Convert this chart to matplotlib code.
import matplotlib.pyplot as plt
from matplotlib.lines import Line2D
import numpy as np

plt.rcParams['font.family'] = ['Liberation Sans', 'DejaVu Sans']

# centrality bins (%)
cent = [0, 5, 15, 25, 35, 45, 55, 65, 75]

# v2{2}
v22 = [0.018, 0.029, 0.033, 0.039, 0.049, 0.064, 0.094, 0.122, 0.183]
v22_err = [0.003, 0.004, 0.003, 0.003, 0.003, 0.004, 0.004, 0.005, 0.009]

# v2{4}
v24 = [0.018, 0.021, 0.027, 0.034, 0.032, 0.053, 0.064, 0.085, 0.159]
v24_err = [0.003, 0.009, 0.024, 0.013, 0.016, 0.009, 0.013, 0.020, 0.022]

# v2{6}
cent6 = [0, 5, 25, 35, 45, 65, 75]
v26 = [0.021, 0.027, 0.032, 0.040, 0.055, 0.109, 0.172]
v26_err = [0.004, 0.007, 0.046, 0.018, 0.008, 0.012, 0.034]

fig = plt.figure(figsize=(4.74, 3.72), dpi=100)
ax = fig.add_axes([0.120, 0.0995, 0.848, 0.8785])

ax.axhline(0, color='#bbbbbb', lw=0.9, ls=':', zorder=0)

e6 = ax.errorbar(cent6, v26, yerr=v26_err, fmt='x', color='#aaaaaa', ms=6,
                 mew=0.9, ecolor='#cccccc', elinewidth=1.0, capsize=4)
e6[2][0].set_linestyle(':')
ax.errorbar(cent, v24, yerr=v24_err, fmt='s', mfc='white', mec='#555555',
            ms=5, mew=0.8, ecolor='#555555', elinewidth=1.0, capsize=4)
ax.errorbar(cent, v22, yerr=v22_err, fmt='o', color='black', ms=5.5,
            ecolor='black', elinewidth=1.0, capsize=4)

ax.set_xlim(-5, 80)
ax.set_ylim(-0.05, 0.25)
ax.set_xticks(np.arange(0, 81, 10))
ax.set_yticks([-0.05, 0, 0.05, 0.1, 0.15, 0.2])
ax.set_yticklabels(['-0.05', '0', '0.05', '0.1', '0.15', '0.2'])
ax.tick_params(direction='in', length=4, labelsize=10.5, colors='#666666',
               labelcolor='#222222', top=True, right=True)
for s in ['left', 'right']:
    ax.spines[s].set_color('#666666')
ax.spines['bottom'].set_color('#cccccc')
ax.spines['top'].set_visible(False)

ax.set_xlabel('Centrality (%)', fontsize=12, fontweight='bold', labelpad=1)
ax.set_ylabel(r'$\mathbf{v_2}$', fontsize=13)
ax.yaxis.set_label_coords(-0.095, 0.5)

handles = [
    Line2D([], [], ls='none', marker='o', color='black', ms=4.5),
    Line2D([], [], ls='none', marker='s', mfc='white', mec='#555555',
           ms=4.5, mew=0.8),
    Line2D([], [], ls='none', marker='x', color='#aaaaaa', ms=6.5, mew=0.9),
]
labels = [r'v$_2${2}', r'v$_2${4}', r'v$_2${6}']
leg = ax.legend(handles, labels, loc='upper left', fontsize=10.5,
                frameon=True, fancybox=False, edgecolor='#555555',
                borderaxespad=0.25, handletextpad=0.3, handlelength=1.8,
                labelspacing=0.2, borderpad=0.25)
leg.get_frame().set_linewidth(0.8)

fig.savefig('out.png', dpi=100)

______________________________

» Challenge: Reprint the data above from the opening line to the line holding "ecolor='black', elinewidth=1.0, capsize=4)", inclusive, and nothing else.

» Answer for this exercise:
Convert this chart to matplotlib code.
import matplotlib.pyplot as plt
from matplotlib.lines import Line2D
import numpy as np

plt.rcParams['font.family'] = ['Liberation Sans', 'DejaVu Sans']

# centrality bins (%)
cent = [0, 5, 15, 25, 35, 45, 55, 65, 75]

# v2{2}
v22 = [0.018, 0.029, 0.033, 0.039, 0.049, 0.064, 0.094, 0.122, 0.183]
v22_err = [0.003, 0.004, 0.003, 0.003, 0.003, 0.004, 0.004, 0.005, 0.009]

# v2{4}
v24 = [0.018, 0.021, 0.027, 0.034, 0.032, 0.053, 0.064, 0.085, 0.159]
v24_err = [0.003, 0.009, 0.024, 0.013, 0.016, 0.009, 0.013, 0.020, 0.022]

# v2{6}
cent6 = [0, 5, 25, 35, 45, 65, 75]
v26 = [0.021, 0.027, 0.032, 0.040, 0.055, 0.109, 0.172]
v26_err = [0.004, 0.007, 0.046, 0.018, 0.008, 0.012, 0.034]

fig = plt.figure(figsize=(4.74, 3.72), dpi=100)
ax = fig.add_axes([0.120, 0.0995, 0.848, 0.8785])

ax.axhline(0, color='#bbbbbb', lw=0.9, ls=':', zorder=0)

e6 = ax.errorbar(cent6, v26, yerr=v26_err, fmt='x', color='#aaaaaa', ms=6,
                 mew=0.9, ecolor='#cccccc', elinewidth=1.0, capsize=4)
e6[2][0].set_linestyle(':')
ax.errorbar(cent, v24, yerr=v24_err, fmt='s', mfc='white', mec='#555555',
            ms=5, mew=0.8, ecolor='#555555', elinewidth=1.0, capsize=4)
ax.errorbar(cent, v22, yerr=v22_err, fmt='o', color='black', ms=5.5,
            ecolor='black', elinewidth=1.0, capsize=4)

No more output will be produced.